I still think, though, that I’m not too worried.  I think that we can extend the utilitarian argument to say that the majority of use of open source software would be considered good by most open source contributors, or at least that the balance of “good” over “bad” would be generally considered to lean towards the good side. So – please keep contributing: we’re doing good things (whatever they might be).


1 – I am really not an ethicist or a philosopher, so apologies if I’m being a little rough round the edges here.

2 – you should be used to this by now: UK spelling throughout.

3 – “Yes, I cheerfully refer to myself as a gun nut.” – Eric’s Gun Nut Page

Trust & choosing open source

Your impact on open source can be equal to that of others.

A long time ago, in a standards body far, far away, I was involved in drafting a document about trust and security. That document rejoices in the name ETSI GS NFV-SEC 003: Network Functions Virtualisation (NFV);NFV Security; Security and Trust Guidance[1], and section 5.1.6.3[2] talks about “Transitive trust”.  Convoluted and lengthy as the document is, I’m very proud of it[3], and I think it tackles a number of  very important issues including (unsurprisingly, given the title), a number of issues around trust.  It defines transitive trust thus:

“Transitive trust is the decision by an entity A to trust entity B because entity C trusts it.”

It goes on to disambiguate transitive trust from delegated trust, where C knows about the trust relationship.

At no point in the document does it mention open source software.  To be fair, we were trying to be even-handed and show no favour towards any type of software or vendors – many of the companies represented on the standards body were focused on proprietary software – and I wasn’t even working for Red Hat at the time.

My move to Red Hat, and, as it happens, generally away from the world of standards, has led me to think more about open source.  It’s also led me to think more about trust, and how people decide whether or not to use open source software in their businesses, organisations and enterprises.  I’ve written, in particular, about how, although open source software is not ipso facto more secure than proprietary software, the chances of it being more secure, or made more secure, are higher (in Disbelieving the many eyes hypothesis).

What has this to do with trust, specifically transitive trust?  Well, I’ve been doing more thinking about how open source and trust are linked together, and distributed trust is a big part of it.  Distributed trust and blockchain are often talked about in the same breath, and I’m glad, because I think that all too often we fall into the trap of ignoring the fact that there definitely trust relationships associated with blockchain – they are just often implicit, rather than well-defined.

What I’m interested in here, though, is the distributed, transitive trust as a way of choosing whether or not to use open source software.  This is, I think, true not only when talking about non-functional properties such as the security of open source but also when talking about the software itself.  What are we doing when we say “I trust open source software”?  We are making a determination that enough of the people who have written and tested it have similar requirements to mine, and that their expertise, combined, is such that the risk to my using the software is acceptable.

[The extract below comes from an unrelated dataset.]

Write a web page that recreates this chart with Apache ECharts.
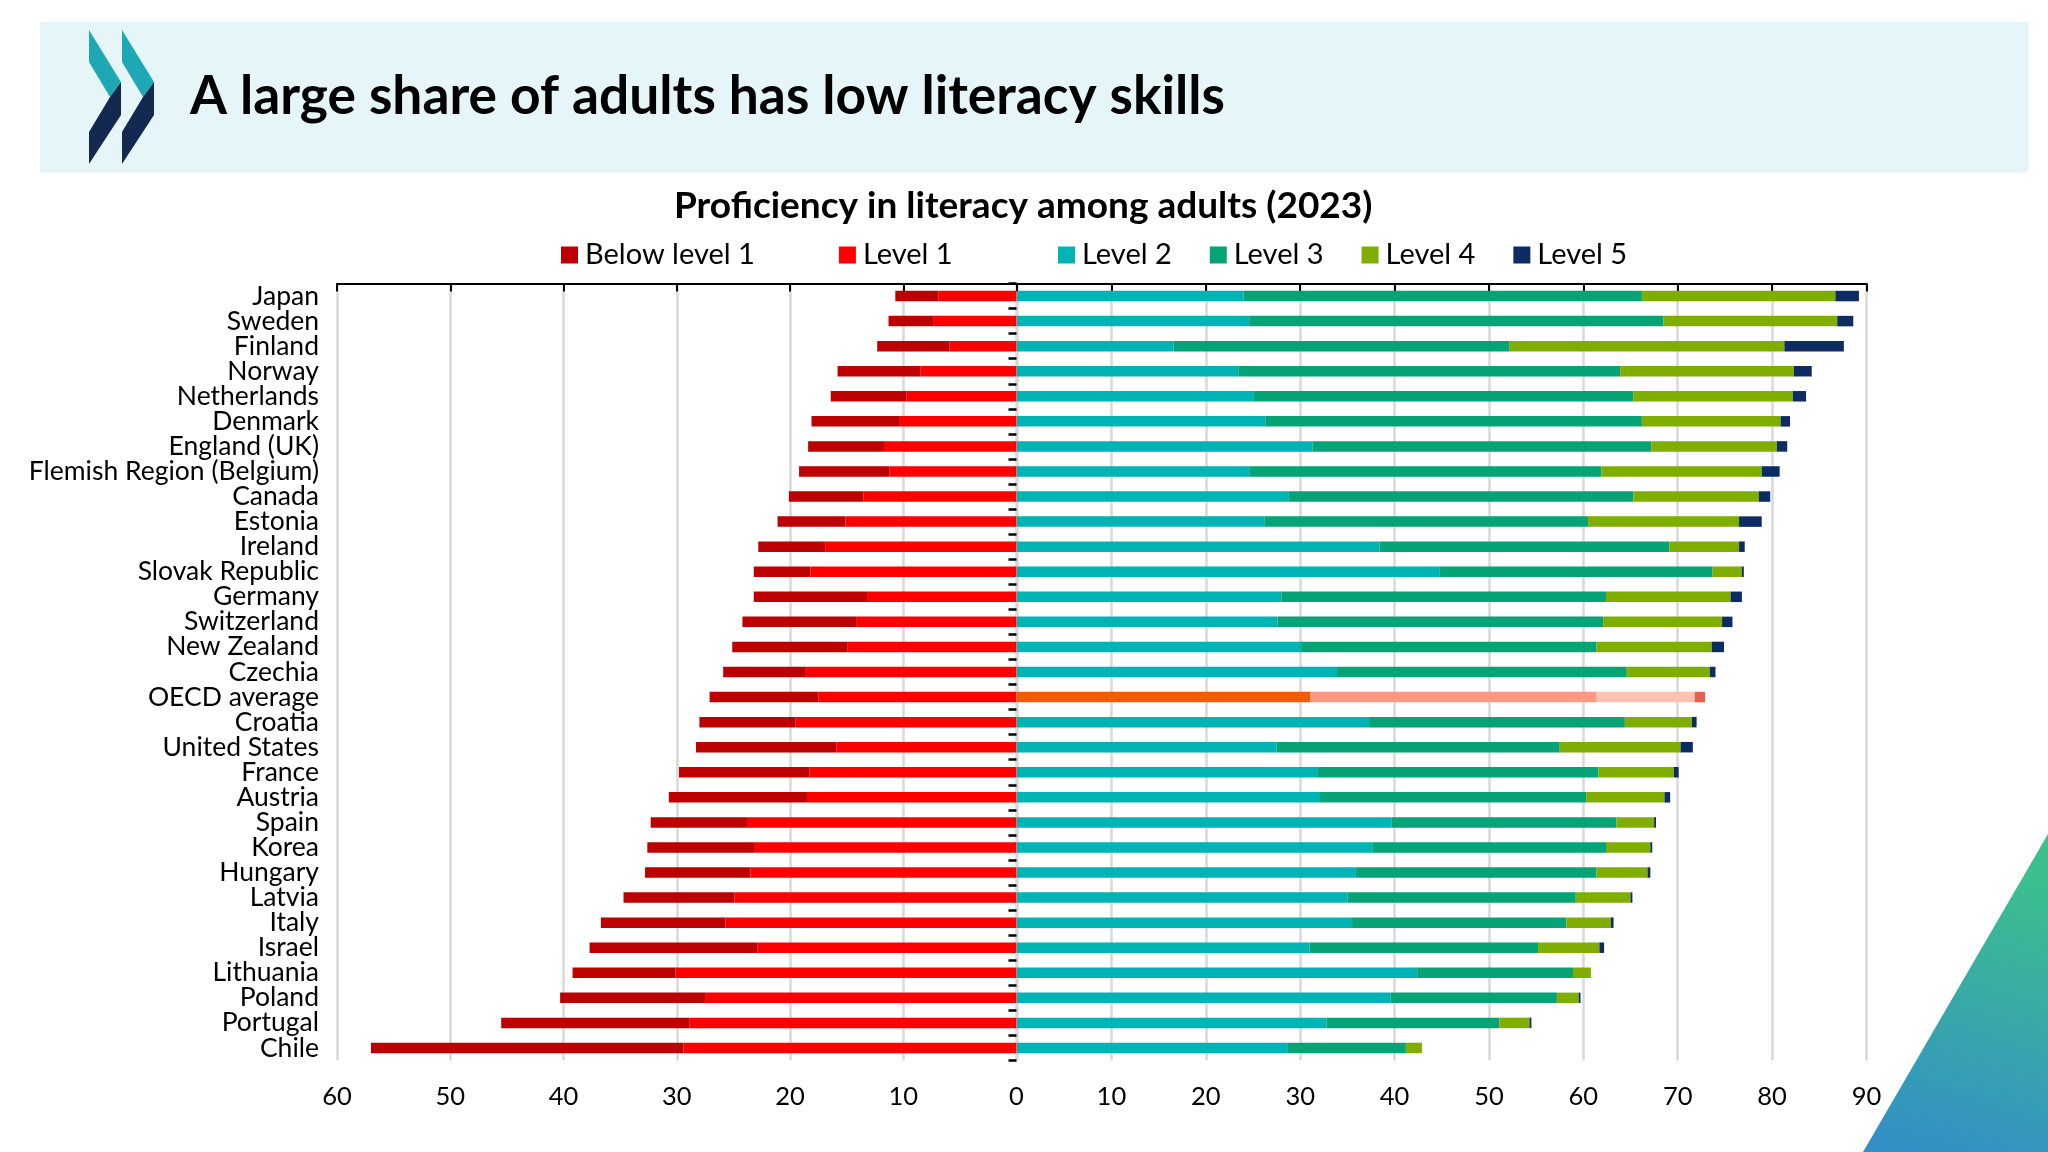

There’s actually a lot going on here, some of which is very interesting:

  • we are trusting architects and designers to design software to meet our use cases and requirements;
  • we are trusting developers to implement code well, to those designs;
  • we are trusting developers to review each others’ code;
  • we are trusting documentation folks to document the software correctly;
  • we are trusting testers to write, run and check tests which are appropriate to my use cases;
  • we are trusting those who deploy the code to run in it ways which are similar to my use cases;
  • we are trusting those who deploy the code to report bugs;
  • we are trusting those who receive bug reports to fix them as expected.

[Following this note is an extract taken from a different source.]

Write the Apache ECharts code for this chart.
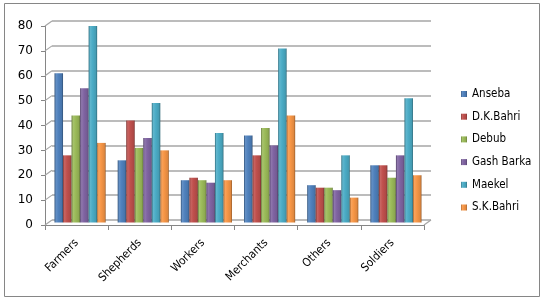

There’s more, of course, but that’s definitely enough to get us going.  Of course, when we choose to use proprietary software, we’re trusting people to do that, but in this case, the trust relationship is much clearer, and much tighter: if I don’t get what I expect, I can choose another vendor, or work with the original vendor to get what I want.

In the case of open source software, it’s all more nebulous: I may be able to identify at least some of the entities involved (designers, software engineers and testers, for example), but the amount of power that I as a consumer of the software have over their work is likely to be low.  There’s a weird almost-paradox here, though: you can argue that for proprietary software vendors, my power over the direction of the software is higher (I’m paying them or not paying them), but my direct visibility into what actually goes on, and my ability to ensure that I get what I want is reduced when compared to the open source case.

That’s because, for open source, I can be any of the entities outlined above.  I – or those in my organisation – can be architect, designer, document writer, tester, and certainly deployer and bug reporter.  When you realise that your impact on open source can be equal to that of others, the distributed trust becomes less transitive.  You understand that you have equal say in the creation, maintenance, requirements and quality of the software which you are running to all the other entities, and then you become part of a network of trust relationships which are distributed, but at less of a remove to that which you’ll experience when buying proprietary software.

Why, then, would anybody buy or license open source software from a vendor?  Because that way, you can address other risks – around support, patching, training, etc. – whilst still enjoying the benefits of the distributed trust network that I’ve outlined above.  There’s a place for those who consume directly from the source, but it doesn’t mean the risk appetite of all software consumers – including those who are involved in the open source community themselves.

Trust is a complex issue, and the ways in which we trust other things and other people is complex, too (you’ll find a bit of an introduction in Of different types of trust), but I think it’s desperately important that we examine and try to understand the sorts of decisions we make, and why we make them, in order to allow us to make informed choices around risk.


1 – if you’ve not been involved in standards creation, this may fill you with horror, but if you have so involved, this sort of title probably feels normal.  You may need help.

2 – see 1.

3 – I was one of two “rapporteurs”, or editors of the document, and wrote a significant part of it, particularly the sections around trust.